The 1951 Seminar
>It seems evident from all accounts of the 1951 seminar that Sir Herbert Read (1893-1968) was central to proceedings as a leading figure in the avant-garde of art, literature and aesthetics (7) . Read had been a soldier in the 1914-1918 World War and was decorated with the Military Cross and the Distinguished Service Order, but he later became a pacifist and a self-proclaimed anarchist. He regarded himself primarily as a poet, but literary and art criticism became his predominant activities.
Read spoke of the human need to strive toward self-realisation, of the importance of developing full human potential, the need of individuals to be active and productive, true to themselves, and to relate to others in a spirit of mutuality.

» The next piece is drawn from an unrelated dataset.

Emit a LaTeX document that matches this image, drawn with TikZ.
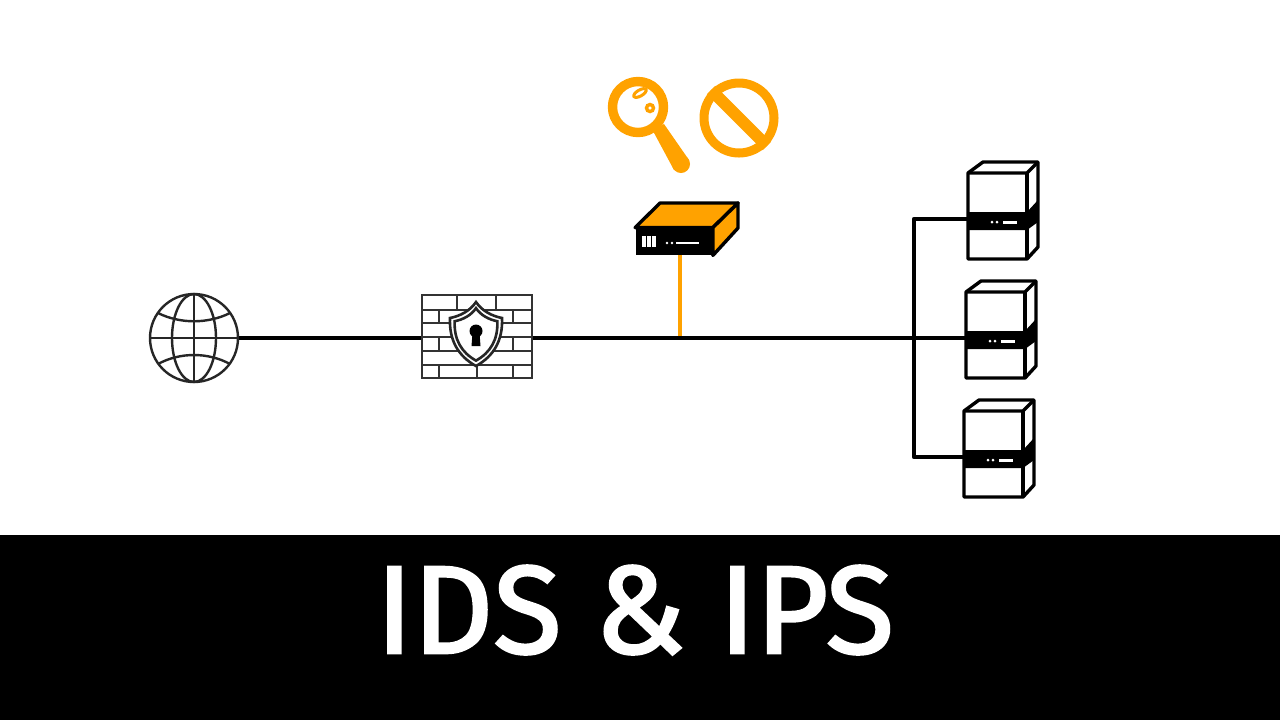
\documentclass[tikz,border=0pt]{standalone}
\usepackage{fontspec}
\setmainfont{Fira Sans}
\newfontfamily\titlefont[FakeBold=2]{Fira Sans}
\definecolor{idsorange}{HTML}{FFA200}
\newcommand{\shieldoutline}{(0,-34) .. controls (-6,-25) and (-16,-20) .. (-26,-18) .. controls (-27,4) and (-18,20) .. (0,30) .. controls (18,20) and (27,4) .. (26,-18) .. controls (16,-20) and (6,-25) .. (0,-34) -- cycle}
\tikzset{
    serverbox/.pic = {
        \draw[srvline, fill=white] (0,0) -- (15,-11) -- (70,-11) -- (70,74) -- (59,86) -- (0,86) -- cycle;
        \draw[srvline] (0,0) -- (59,0) -- (70,-11);
        \draw[srvline] (59,0) -- (59,86);
        \fill[black] (0,39) -- (59,39) -- (70,27) -- (70,49) -- (59,57) -- (0,57) -- cycle;
        \fill[white] (24,49) circle[radius=1.5];
        \fill[white] (29,49) circle[radius=1.5];
        \fill[white] (35,47.5) rectangle (49,50.5);
        \coordinate (-port) at (0,46);
    },
    srvline/.style = {line width=1.7pt, line join=round},
    wire/.style = {line width=2.2pt, line join=round},
    globeline/.style = {line width=1.2pt, draw=black!85},
    brick/.style = {line width=1pt, draw=black!80}
}
\begin{document}
\begin{tikzpicture}[x=.5pt, y=-.5pt]
    \useasboundingbox (0,0) rectangle (1280,720);
    \fill[white] (0,0) rectangle (1280,720);
    \fill[black] (0,535) rectangle (1280,720);
    \node[text=white, font=\titlefont\fontsize{62.5}{63}\selectfont] (title) at (635,610) {IDS \& IPS};

    \node[circle, globeline, draw, minimum size=44pt, inner sep=0pt] (globe) at (194,338) {};
    \draw[globeline] (194,338) ellipse[x radius=22, y radius=44];
    \draw[globeline] (194,294) -- (194,382);
    \draw[globeline] (150,338) -- (238,338);
    \draw[globeline] (158,313) .. controls (180,324) and (208,324) .. (230,313);
    \draw[globeline] (158,364) .. controls (180,352) and (208,352) .. (230,364);

    \node[draw, brick, minimum width=55pt, minimum height=41.5pt, inner sep=0pt] (firewall) at (476.5,336.5) {};
    \foreach \yy in {310,323,337,351,365}
        \draw[brick] (422,\yy) -- (532,\yy);
    \foreach \xx in {457,496}
        \draw[brick] (\xx,295) -- (\xx,310);
    \foreach \xx in {439,513}
        \draw[brick] (\xx,310) -- (\xx,323) (\xx,337) -- (\xx,351) (\xx,365) -- (\xx,378);
    \draw[brick] (477,365) -- (477,378);
    \begin{scope}[shift={(476,336)}]
        \draw[fill=white, line width=1.3pt, draw=black!85] \shieldoutline;
        \draw[fill=white, line width=1.3pt, draw=black!85, scale=.82] \shieldoutline;
        \fill[black] (0,-5) circle[radius=6.5];
        \fill[black] (-3.5,-3) -- (3.5,-3) -- (4.5,10) -- (-4.5,10) -- cycle;
    \end{scope}

    \node[fill=black, minimum width=38.5pt, minimum height=13.5pt, inner sep=0pt] (ids) at (674,241.5) {};
    \draw[srvline, fill=idsorange] (ids.north west) -- (660,203) -- (738,203) -- (ids.north east) -- cycle;
    \draw[srvline, fill=idsorange] (ids.north east) -- (738,203) -- (738,228) -- (ids.south east) -- cycle;
    \foreach \xx in {644,649,654}
        \fill[white] (\xx-1.6,236) rectangle (\xx+1.6,247);
    \fill[white] (667,243) circle[radius=1.4];
    \fill[white] (672,243) circle[radius=1.4];
    \fill[white] (676,241.6) rectangle (699,244.4);

    \draw[idsorange, line width=4.7pt] (638,107) circle[radius=25.5];
    \fill[idsorange] (653,131) -- (664,124) -- (689,160) -- (674,170) -- cycle;
    \fill[idsorange] (681,164) circle[radius=9];
    \draw[idsorange, line width=1.5pt, rotate around={30:(640,93)}] (640,93) ellipse[x radius=7, y radius=3];
    \draw[idsorange, line width=1.7pt] (650,108) circle[radius=3.5];

    \node[circle, draw=idsorange, line width=4.5pt, minimum size=35pt, inner sep=0pt] (noentry) at (739,118) {};
    \draw[idsorange, line width=6pt] (noentry.north west) -- (noentry.south east);

    \pic (srvA) at (968,173) {serverbox};
    \pic (srvB) at (966,292) {serverbox};
    \pic (srvC) at (964,411) {serverbox};

    \coordinate (busA) at (914,219);
    \coordinate (busC) at (914,457);
    \coordinate (tap) at (680,338);

    \draw[idsorange, line width=2.2pt] (ids.south -| tap) -- (tap);
    \draw[wire] (globe.east) -- (firewall.west |- globe.east);
    \draw[wire] (firewall.east |- globe.east) -- (srvB-port |- globe.east);
    \draw[wire] (srvA-port) -- (busA) -- (busC) -- (srvC-port);
\end{tikzpicture}
\end{document}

Read set out his view of the aims of aesthetic education:
- To preserve the natural intensity of all modes of perception and sensation.
- To co-ordinate the various modes of perception and sensation with one another and in relation to the environment.
- To express feeling in communicable form.
- To teach children how to express thought in required form.
The UNESCO report of the seminar summarises Read’s conclusions:
… Dr Read said that in order to communicate human reaction as completely as possible, it is necessary to employ not only ‘the infinite subtleties of verbal expression, but also various forms of symbolic expression’. Our educational systems have tended to ignore the various types of symbolic communication. However, we are beginning to question the adequacy of our verbal modes. The movement which has led to the liberation is beginning to recognise the fact that human beings are dependent upon symbolic as well as conceptual means of thought. Since the purpose of education is to liberate the force of spontaneous growth, and since growth is only made apparent in expression, then education is a matter of teaching children and adults how to express themselves in sounds, images, tools and utensils. In other words, ‘the aim of education is, therefore, the creation of artists – of people efficient in the various modes of expression and communication’.(8)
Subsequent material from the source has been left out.